"Die Jungs und das Meer", "Malchiki i More", so heißt dieses federleichte Stück von Mikael Tariwerdijew, mit dem die Dreifach-CD seines Werks, die gerade auf Earth Records erschienen ist, beginnt. Das Stück ist ideal gewählt. Programmatisch und biografisch. Es markiert Tariwerdijews Durchbruch und es transportiert doch schon viel von dem, wofür ihn Millionen in allen Teilen der ehemaligen Sowjetunion bis heute verehren.
"Die Jungs und das Meer" entstand 1961 für den Film "Auf Wiedersehen, Jungs", eins der wichtigsten Werke der sowjetischen Neuen Welle jener Jahre. Regisseur war Tariwerdijews Freund Michail Kalik. Drei weitere gemeinsame Filme sollten folgen. Nach dem Tode Stalins hatte in allen Künsten eine junge Generation das Zepter übernommen. Dichter wie Bella Achmadulina, Filmemacher wie Tarkowskij und Kalik und Komponisten wie Tariwerdijew. Wie weggeblasen waren die klassizistische Schwere der Stalinjahre, die Prunksucht, der ewige Appell ans Kollektiv. Tariwerdijew schrieb moderne romantische Musik, individualistisch, leise und filigran. Und die Stars des Landes rissen sich darum, seine Lieder zu singen.

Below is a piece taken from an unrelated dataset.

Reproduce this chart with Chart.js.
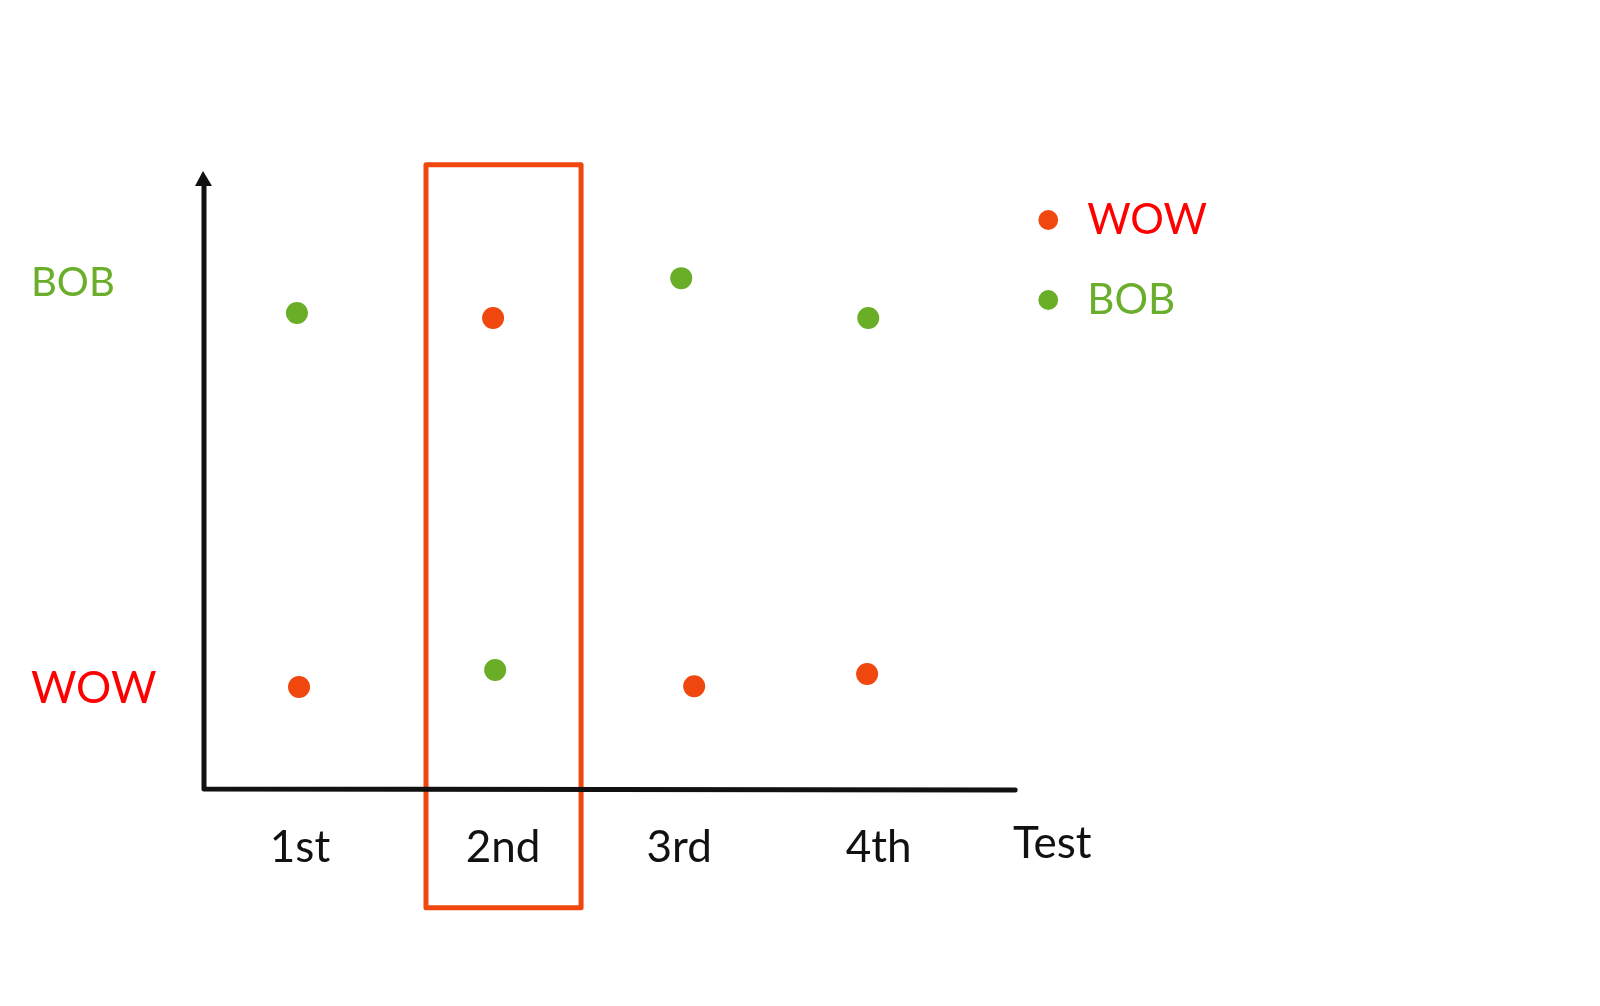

"U tebya takie glasa", haucht Maya Kristalinskaya - "Du hast solche Augen", und dann "als ob in jedem zwei Pupillen wären, wie bei den Scheinwerfern der allerneuesten Autos."
Mikael Tariwerdijew wurde 1931 als Kind armenischer Eltern im georgischen Tbilisi geboren. 1957 beendete er sein Kompositionsstudium bei Aram Chatschaturjan am legendären Moskauer Gnessin-Institut. Und Moskau blieb seine Stadt. Tariwerdijew war talentiert, sah fabelhaft gut aus, konnte komponieren, Klavier spielen und selbst singen. Praktisch vom Diplomkonzert weg geriet er zum Film. Im Lauf seiner langen Karriere schrieb er die Musik zu weit über 100 Filmen. Viele seiner Lieder wurden Hits.
Alla Pugatschowa: "Mne nravitsja - Es gefällt mir" - nach einem Gedicht von Marina Zwetajewa. Dass Tariwerdijew es sich erlauben konnte, für seine Texte selbst zu praktisch heiligen Autoren der russischen Literatur zu greifen, bezeugt seinen Status. "Mne nravitsja" stammt aus dem Film "Ironie des Schicksals" von 1976, einem der größten Kassenschlager des sowjetischen Kinos, der seit Jahrzehnten zu Silvester im Fernsehen läuft.
Die jetzt erschienene Drei-CD-Box enthält 51 mithilfe von Tariwerdijews Witwe sorgsam ausgewählte Tracks. Das ist viel und doch nur ein Bruchstück aus Tariwerdijews Werk. Zu den Filmscores kommen Opern, Kammermusik, Liederzyklen und zum Beispiel auch ein Orgelkonzert, das Tariwerdijew kurz nach dem GAU in Tschernobyl schrieb. Tariwerdijew hatte 1986 selbst in Tschernobyl für die Arbeiter gespielt, die ihre Gesundheit riskierten, um die Folgen der Katastrophe einzudämmen. 1996 starb Tariwerdijew in Sotschi am Schwarzen Meer, wo er seit Jahrzehnten den Sommer verbrachte. 20 Jahre nach seinem Tod hat Westeuropa das Vergnügen, einen Mann zu entdecken, der in einer Reihe steht mit Nino Rota, Ennio Morricone oder Georges Delerue.
Weitere Informationen
"Film Music" von Mikael Tariwerdijew ist beim britischen Label Earth Recordings erschienen. Dort ist der Name nach englischer Konvention als "Tariverdiev" transkribiert.